You can consider similar ways of finding space for your cuttings and seedlings.
Taking cuttings of your cuttings: every gardener should be doing it!
When propagating cuttings indoors, how much light should the cuttings receive from LED grow lights? For comparison, I keep them on for 12 hours/day when starting vegetables and flowers from seed (per the manufacturer’s instructions). Should I expose new cuttings to that much light? Or cover the humidity domes with shade cloth?
The same amount as for seedlings. In both cases, you’re trying to stimulate growth, so need good light.
I’ve used the clear plastic domed containers that cakes are packaged in at the grocery store as mini-greenhouses. They work great. Also plastic salad containers (the rectangular ones) are big enough to start smaller cuttings or as domes for seed starting.
Lots of good information for me to use! Thank you.
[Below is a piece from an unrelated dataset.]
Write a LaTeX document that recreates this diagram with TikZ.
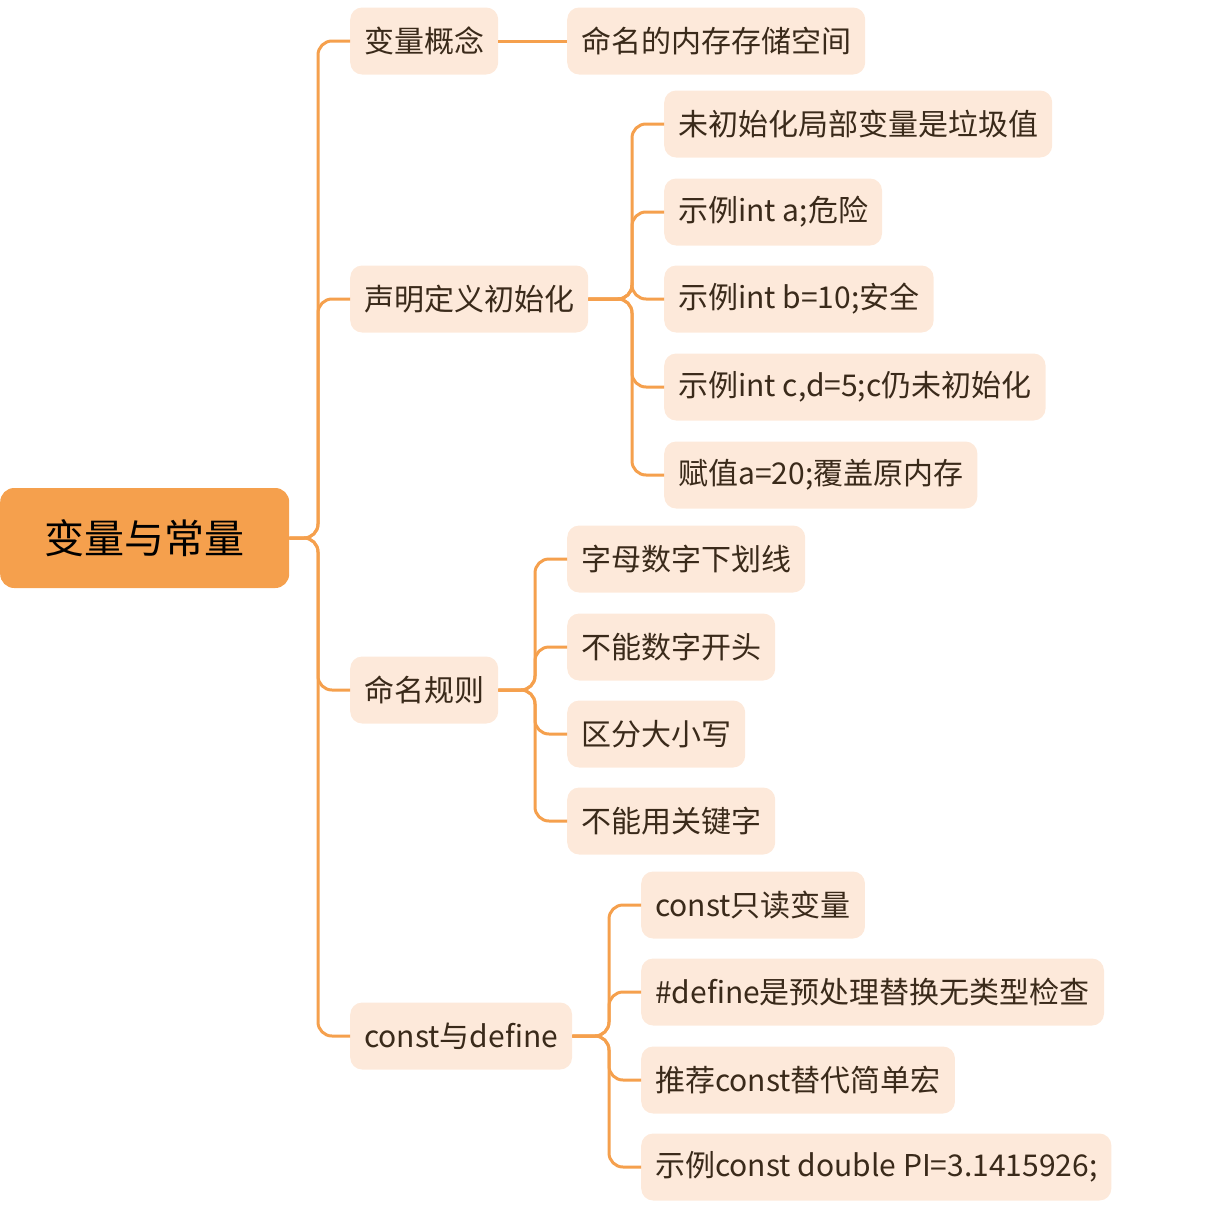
\documentclass[tikz,border=0pt]{standalone}
\usepackage{fontspec}
\setmainfont{Noto Sans CJK SC}
\definecolor{org}{HTML}{F5A04D}
\definecolor{pale}{HTML}{FDE9DA}
\definecolor{txt}{HTML}{3A2A1A}
\begin{document}
\begin{tikzpicture}[x=1pt,y=-1pt,
  leaf/.style={fill=pale,rounded corners=12pt,minimum height=67pt,anchor=west,inner xsep=14pt,text=txt,font=\fontsize{30pt}{34pt}\selectfont},
  rootn/.style={fill=org,rounded corners=14pt,minimum height=100pt,minimum width=289pt,anchor=west,text=black,font=\fontsize{40pt}{44pt}\selectfont},
  conn/.style={draw=org,line width=3pt,rounded corners=14pt}]
\useasboundingbox (0,0) rectangle (1229,1210);
\node[rootn] (r) at (0,538) {变量与常量};
\node[leaf] (a) at (350,41) {变量概念};
\node[leaf] (b) at (350,299) {声明定义初始化};
\node[leaf] (c) at (350,690) {命名规则};
\node[leaf] (d) at (350,1036) {const与define};
\node[leaf] (a1) at (567,41) {命名的内存存储空间};
\node[leaf] (b1) at (664,124) {未初始化局部变量是垃圾值};
\node[leaf] (b2) at (664,212) {示例int a;危险};
\node[leaf] (b3) at (664,299) {示例int b=10;安全};
\node[leaf] (b4) at (664,387) {示例int c,d=5;c仍未初始化};
\node[leaf] (b5) at (664,475) {赋值a=20;覆盖原内存};
\node[leaf] (c1) at (567,559) {字母数字下划线};
\node[leaf] (c2) at (567,647) {不能数字开头};
\node[leaf] (c3) at (567,734) {区分大小写};
\node[leaf] (c4) at (567,821) {不能用关键字};
\node[leaf] (d1) at (641,905) {const只读变量};
\node[leaf] (d2) at (641,992) {\#define是预处理替换无类型检查};
\node[leaf] (d3) at (641,1080) {推荐const替代简单宏};
\node[leaf] (d4) at (641,1167) {示例const double PI=3.1415926;};
\coordinate (x0) at (318,0);
\coordinate (xb) at (632,0);
\coordinate (xc) at (535,0);
\coordinate (xd) at (609,0);
\foreach \t in {a,b,c,d} \draw[conn] (r.east) -- (r.east -| x0) |- (\t.west);
\draw[conn] (a.east) -- (a1.west);
\foreach \t in {b1,b2,b3,b4,b5} \draw[conn] (b.east) -- (b.east -| xb) |- (\t.west);
\foreach \t in {c1,c2,c3,c4} \draw[conn] (c.east) -- (c.east -| xc) |- (\t.west);
\foreach \t in {d1,d2,d3,d4} \draw[conn] (d.east) -- (d.east -| xd) |- (\t.west);
\end{tikzpicture}
\end{document}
Our zonal geraniums (pelargoniums) live outside all year, so get pruned back about now as new growth emerges from the base. I hate to discard all the scraps, but can not possibly grow them all. We sometimes, although rarely, get the opportunity to plug some cuttings into new situations. Some of the debris gets dumped over embankments into the canyons, where some of it can grow into new plants if it lands just right.
Brilliant ideas and instructions! Thank you! I never thought about the why and how of making mini-greenhouses! ???????